Evangelicals Now
<< October 2005 >>

Monthly media and arts column

The plinth debate - considering who should join Nelson in Trafalgar Square

When English teachers are wondering what speaking and listening task to set their GCSE classes, one popular solution is the ‘plinth debate’.

This gets students discussing who or what should be displayed on the empty fourth plinth of Trafalgar Square in central London. Among the claims that David Beckham or the Queen Mother should be the worthy winners, I doubt that any 15-year-old ever suggested that a naked, pregnant, disabled woman should be displayed.

The three other plinths at the corners of the square display Empire-scale equestrian statues; two of 19th-century imperial generals and one of King George IV. The fourth was left empty since King William IV died without leaving enough funds to have his own statue erected and no one else seemed to want to use the space.

But in May 2000, Ken Livingstone decided that a panel should be set up to consider showcasing contemporary art that celebrated the present rather than the past. This brought controversy in itself, since the location is a monument to historical events. Furthermore, why should the public be forced to come face to face with the sort of art that they could usually choose to avoid, hidden safely away in art galleries.

Imperfect body

Until now, the projects that have been displayed have been largely uncontroversial. Yet when the 4.5 m high white marble statue of Alison Lapper goes on public display in the coming months, there are many who will object. When Alison posed for the artist, Marc Quinn, she was eight months pregnant and missing two limbs. The resulting form is arresting in its blunt portrayal of disabled reality.

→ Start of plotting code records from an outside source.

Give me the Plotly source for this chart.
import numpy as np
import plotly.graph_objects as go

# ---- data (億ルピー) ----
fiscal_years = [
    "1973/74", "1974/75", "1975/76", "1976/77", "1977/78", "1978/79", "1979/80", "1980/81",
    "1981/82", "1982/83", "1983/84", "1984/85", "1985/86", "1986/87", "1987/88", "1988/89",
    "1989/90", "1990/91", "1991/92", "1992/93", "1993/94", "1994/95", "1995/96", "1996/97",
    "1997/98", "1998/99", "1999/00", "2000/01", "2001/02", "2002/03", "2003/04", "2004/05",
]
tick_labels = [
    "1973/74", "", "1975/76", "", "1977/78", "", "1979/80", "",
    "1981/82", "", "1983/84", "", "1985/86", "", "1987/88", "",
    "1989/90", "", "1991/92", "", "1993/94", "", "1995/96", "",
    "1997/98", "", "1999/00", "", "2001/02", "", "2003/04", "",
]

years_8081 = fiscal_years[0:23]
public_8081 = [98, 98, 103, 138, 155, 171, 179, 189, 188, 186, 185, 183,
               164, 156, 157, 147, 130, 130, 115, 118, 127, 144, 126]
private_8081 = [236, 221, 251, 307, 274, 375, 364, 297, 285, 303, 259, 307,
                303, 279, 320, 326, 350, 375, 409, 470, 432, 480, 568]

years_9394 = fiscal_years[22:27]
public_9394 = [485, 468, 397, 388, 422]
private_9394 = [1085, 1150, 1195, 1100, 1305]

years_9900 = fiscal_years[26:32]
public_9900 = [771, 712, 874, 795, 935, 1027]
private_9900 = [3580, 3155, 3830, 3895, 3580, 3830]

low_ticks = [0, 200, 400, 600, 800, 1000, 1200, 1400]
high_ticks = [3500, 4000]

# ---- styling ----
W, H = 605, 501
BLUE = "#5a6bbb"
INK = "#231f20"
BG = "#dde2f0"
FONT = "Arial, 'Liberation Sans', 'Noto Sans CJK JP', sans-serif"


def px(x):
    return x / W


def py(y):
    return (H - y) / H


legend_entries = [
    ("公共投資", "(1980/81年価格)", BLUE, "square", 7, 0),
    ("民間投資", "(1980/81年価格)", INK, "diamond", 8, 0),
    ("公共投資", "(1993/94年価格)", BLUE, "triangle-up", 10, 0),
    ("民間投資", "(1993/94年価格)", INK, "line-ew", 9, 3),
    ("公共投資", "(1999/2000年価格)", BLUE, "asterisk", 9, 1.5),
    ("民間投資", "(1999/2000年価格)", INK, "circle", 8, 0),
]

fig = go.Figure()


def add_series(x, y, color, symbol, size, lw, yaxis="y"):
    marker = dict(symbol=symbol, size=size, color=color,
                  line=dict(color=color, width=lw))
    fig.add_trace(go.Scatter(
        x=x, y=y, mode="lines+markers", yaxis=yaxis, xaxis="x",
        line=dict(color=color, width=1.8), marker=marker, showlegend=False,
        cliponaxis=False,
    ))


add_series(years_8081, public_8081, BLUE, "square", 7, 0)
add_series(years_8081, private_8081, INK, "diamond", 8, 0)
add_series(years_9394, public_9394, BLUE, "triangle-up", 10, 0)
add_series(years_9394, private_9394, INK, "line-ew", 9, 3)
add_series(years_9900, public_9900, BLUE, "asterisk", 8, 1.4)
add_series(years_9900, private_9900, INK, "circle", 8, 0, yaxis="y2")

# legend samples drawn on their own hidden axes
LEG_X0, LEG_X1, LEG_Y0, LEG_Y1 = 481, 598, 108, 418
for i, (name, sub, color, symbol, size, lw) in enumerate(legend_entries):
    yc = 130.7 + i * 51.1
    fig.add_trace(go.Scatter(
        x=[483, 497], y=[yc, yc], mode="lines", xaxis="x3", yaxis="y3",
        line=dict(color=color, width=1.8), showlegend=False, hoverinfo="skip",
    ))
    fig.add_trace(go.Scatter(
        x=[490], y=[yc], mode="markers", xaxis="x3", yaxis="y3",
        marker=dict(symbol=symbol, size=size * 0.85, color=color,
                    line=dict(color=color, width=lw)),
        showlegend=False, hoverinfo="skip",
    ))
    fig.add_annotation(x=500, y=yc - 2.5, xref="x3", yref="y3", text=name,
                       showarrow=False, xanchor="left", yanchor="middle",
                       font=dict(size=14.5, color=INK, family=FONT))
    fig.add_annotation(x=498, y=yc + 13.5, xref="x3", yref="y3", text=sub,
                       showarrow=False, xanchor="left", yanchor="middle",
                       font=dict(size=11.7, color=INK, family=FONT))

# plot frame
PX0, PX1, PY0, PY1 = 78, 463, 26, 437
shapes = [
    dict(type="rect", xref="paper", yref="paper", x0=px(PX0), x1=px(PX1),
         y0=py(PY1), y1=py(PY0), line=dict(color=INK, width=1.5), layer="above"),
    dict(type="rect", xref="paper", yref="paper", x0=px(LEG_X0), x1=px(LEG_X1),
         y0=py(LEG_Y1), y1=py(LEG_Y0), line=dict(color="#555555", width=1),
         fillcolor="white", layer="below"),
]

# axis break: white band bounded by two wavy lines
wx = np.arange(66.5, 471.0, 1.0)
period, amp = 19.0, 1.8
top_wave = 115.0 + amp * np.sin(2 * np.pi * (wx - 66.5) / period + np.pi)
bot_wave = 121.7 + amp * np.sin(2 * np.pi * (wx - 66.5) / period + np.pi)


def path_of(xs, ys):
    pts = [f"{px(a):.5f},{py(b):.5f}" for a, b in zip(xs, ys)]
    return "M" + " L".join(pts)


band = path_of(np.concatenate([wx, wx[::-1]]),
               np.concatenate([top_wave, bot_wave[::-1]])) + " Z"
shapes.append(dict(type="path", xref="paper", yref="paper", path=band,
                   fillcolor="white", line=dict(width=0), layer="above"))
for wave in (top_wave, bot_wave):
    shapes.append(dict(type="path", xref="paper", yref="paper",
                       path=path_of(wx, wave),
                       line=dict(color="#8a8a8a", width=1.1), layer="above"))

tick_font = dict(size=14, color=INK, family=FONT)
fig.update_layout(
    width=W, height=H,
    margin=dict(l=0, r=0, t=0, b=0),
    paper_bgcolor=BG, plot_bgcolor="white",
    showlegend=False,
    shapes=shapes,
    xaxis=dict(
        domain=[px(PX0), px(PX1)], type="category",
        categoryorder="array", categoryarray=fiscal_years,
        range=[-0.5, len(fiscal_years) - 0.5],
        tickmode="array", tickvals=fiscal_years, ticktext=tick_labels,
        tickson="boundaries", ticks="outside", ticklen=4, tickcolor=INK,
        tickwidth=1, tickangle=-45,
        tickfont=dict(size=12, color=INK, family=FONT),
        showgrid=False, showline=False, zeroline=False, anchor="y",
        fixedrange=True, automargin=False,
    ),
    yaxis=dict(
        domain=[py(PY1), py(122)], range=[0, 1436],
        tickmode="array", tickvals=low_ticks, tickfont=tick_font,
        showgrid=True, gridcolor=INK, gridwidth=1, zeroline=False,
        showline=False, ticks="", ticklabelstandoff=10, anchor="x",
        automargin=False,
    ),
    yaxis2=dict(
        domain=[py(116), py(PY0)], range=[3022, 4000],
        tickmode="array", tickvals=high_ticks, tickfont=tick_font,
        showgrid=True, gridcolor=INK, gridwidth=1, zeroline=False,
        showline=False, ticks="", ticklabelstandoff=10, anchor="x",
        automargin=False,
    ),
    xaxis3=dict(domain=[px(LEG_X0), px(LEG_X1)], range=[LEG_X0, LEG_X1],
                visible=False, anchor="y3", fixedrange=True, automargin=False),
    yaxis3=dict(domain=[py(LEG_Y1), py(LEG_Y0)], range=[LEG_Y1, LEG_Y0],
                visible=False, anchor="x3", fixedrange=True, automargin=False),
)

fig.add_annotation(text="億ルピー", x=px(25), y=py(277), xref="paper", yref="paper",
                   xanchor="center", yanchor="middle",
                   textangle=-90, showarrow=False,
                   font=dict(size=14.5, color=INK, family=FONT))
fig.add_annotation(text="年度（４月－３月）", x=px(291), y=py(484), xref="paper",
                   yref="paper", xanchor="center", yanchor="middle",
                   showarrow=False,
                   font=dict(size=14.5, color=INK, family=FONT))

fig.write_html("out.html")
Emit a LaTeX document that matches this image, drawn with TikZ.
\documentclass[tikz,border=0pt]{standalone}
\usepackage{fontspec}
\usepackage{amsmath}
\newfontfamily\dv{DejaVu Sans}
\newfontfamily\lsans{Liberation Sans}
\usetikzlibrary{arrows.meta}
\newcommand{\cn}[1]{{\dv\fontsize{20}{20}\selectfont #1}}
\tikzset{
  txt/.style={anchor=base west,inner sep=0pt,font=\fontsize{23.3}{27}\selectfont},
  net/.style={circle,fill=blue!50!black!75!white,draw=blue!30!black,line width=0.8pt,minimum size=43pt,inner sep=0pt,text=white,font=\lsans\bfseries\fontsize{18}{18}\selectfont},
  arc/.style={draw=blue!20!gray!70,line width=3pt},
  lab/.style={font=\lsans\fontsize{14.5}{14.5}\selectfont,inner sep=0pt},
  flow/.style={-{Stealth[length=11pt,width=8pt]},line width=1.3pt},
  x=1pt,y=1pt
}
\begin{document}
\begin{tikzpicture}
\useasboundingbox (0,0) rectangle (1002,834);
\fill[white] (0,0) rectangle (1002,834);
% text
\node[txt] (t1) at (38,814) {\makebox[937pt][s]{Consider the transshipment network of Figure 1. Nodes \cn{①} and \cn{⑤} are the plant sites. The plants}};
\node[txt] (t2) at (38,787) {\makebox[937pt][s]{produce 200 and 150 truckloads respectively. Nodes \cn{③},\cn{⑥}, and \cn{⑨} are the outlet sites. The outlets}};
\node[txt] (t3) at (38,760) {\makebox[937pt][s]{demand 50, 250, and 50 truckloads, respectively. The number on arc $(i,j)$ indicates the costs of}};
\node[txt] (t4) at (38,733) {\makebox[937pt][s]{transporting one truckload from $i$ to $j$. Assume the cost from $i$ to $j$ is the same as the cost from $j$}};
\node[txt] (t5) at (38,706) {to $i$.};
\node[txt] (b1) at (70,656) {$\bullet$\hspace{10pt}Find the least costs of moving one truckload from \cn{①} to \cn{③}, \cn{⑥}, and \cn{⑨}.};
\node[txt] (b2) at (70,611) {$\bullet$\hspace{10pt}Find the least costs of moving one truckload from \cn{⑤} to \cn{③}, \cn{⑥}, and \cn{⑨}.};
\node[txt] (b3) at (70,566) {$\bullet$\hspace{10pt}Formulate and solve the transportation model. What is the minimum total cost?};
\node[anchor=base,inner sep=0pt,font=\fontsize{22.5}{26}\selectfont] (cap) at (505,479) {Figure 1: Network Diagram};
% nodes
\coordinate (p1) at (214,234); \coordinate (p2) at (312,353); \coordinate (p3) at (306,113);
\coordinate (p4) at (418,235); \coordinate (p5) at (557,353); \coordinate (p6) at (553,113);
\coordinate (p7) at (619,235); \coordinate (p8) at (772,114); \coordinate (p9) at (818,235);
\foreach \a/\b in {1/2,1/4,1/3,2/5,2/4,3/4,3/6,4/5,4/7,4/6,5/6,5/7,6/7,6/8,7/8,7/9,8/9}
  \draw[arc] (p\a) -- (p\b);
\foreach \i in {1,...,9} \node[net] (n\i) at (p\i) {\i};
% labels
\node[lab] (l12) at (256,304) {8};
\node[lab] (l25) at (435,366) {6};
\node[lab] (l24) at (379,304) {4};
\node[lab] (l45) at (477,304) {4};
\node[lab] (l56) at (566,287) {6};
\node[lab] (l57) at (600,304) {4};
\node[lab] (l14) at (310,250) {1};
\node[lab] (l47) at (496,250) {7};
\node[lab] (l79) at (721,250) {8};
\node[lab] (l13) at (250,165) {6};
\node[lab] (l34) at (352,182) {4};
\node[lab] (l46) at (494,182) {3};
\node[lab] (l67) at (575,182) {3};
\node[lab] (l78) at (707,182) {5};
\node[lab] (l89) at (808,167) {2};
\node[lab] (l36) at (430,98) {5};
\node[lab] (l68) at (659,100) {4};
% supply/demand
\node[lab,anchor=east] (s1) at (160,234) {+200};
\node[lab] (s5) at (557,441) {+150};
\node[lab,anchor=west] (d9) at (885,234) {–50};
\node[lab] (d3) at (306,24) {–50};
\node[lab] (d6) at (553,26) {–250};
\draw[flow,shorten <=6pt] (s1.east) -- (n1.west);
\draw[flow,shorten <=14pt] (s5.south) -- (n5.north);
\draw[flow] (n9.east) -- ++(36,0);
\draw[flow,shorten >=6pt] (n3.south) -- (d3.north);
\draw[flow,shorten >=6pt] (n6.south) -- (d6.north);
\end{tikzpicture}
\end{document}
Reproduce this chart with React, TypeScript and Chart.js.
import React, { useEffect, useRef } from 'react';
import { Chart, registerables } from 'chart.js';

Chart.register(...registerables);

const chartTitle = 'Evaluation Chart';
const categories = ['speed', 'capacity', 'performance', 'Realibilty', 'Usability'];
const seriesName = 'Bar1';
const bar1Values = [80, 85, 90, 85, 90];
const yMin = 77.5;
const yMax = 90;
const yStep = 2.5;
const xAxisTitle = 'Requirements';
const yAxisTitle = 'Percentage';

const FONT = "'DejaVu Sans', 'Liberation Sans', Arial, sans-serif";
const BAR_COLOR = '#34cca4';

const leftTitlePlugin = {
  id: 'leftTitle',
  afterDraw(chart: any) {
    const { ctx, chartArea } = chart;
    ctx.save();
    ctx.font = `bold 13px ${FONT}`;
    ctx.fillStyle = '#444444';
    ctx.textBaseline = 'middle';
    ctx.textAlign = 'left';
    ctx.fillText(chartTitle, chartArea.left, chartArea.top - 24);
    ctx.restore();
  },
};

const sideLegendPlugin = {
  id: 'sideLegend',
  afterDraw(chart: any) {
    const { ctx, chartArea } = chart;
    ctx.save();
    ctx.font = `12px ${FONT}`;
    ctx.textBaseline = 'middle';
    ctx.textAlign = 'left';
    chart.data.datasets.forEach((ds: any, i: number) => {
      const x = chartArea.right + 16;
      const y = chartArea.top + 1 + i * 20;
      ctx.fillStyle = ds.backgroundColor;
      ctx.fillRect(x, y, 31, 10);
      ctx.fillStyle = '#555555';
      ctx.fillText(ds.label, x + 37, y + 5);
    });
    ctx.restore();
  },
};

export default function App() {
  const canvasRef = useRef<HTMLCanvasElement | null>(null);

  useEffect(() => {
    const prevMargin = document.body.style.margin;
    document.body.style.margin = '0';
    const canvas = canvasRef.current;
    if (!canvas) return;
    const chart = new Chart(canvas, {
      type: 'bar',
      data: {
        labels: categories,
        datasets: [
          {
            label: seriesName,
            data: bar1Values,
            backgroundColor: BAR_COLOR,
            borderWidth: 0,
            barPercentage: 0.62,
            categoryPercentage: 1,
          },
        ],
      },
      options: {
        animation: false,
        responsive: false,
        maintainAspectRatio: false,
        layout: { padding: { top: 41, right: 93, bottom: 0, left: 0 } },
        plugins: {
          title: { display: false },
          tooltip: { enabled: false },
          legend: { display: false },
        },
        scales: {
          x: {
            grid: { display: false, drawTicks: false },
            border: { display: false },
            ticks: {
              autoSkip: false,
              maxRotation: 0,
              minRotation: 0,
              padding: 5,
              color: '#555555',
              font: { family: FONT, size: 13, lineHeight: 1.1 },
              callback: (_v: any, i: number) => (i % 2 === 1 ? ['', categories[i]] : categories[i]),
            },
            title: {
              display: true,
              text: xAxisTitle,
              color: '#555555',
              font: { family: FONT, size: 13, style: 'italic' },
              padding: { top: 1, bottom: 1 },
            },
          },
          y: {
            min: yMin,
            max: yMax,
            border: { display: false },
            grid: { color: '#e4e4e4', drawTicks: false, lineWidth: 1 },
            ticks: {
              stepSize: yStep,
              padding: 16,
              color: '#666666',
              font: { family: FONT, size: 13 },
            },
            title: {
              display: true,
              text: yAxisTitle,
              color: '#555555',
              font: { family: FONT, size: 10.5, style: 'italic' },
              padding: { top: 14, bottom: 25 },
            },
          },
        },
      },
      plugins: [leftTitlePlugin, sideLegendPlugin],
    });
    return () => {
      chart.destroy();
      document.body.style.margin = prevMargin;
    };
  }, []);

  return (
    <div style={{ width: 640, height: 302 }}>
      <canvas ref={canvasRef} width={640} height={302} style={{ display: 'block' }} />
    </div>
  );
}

If the idea of displaying an imperfect body seems so strange, one only needs to look up to the crowning glory of Nelson’s column itself to see a man with only one arm. The difference between the two subjects is that one lost an arm through war and the other lost her limbs through malformation in the womb. The Bible helps us to understand that although each of these two human beings was created by God, knit together in their mothers’ wombs, each has been deeply affected by the presence of sin in the world. Nelson’s arm was taken off after military engagement in 1797 with a Spanish ship near Santa Cruz, some years before his death at Trafalgar in 1805 where he commanded the British navy to victory. Alison Lapper was born without arms yet refused to wear prosthetic limbs. We learn in God’s word that the reason for her disability isn’t down to a single sinful act of man but as a general result of the fall that put man so distant from God that his perfect intentions for our world could not always be seen. The treatment that she received from the age of seven weeks when she was put into a children’s home for the severely disabled showed an absence of human understanding of God’s love and compassion. Both Nelson and Lapper have something to say about the reality of sin and suffering.

Awkward reality

One of the greatest objections to the plinth commission is that it is ‘more message than art’. Yet the message is one about the modern obsession with beauty and perfection that Christians welcome. Disabled bodies remind us that the gloss of the magazines and the easy ironing out of mistakes in their flawless models’ skin cannot always cover more disturbing truths that have to be confronted in today’s world. The awkward reality is that we cannot make everything boring and safe. Isn’t one of the reasons that we react with scorn to the airbrushed models on the front of Elle and Cosmopolitan that we think it is better to have people represented as they are?

Perhaps you would prefer to support the GCSE student who wants so desperately to see David Beckham’s statue up on the plinth. Whatever you think, public art is still a hot topic of debate and it will doubtless carry on saving English teachers as they plan their lessons while stepping out of the shower on a Monday morning.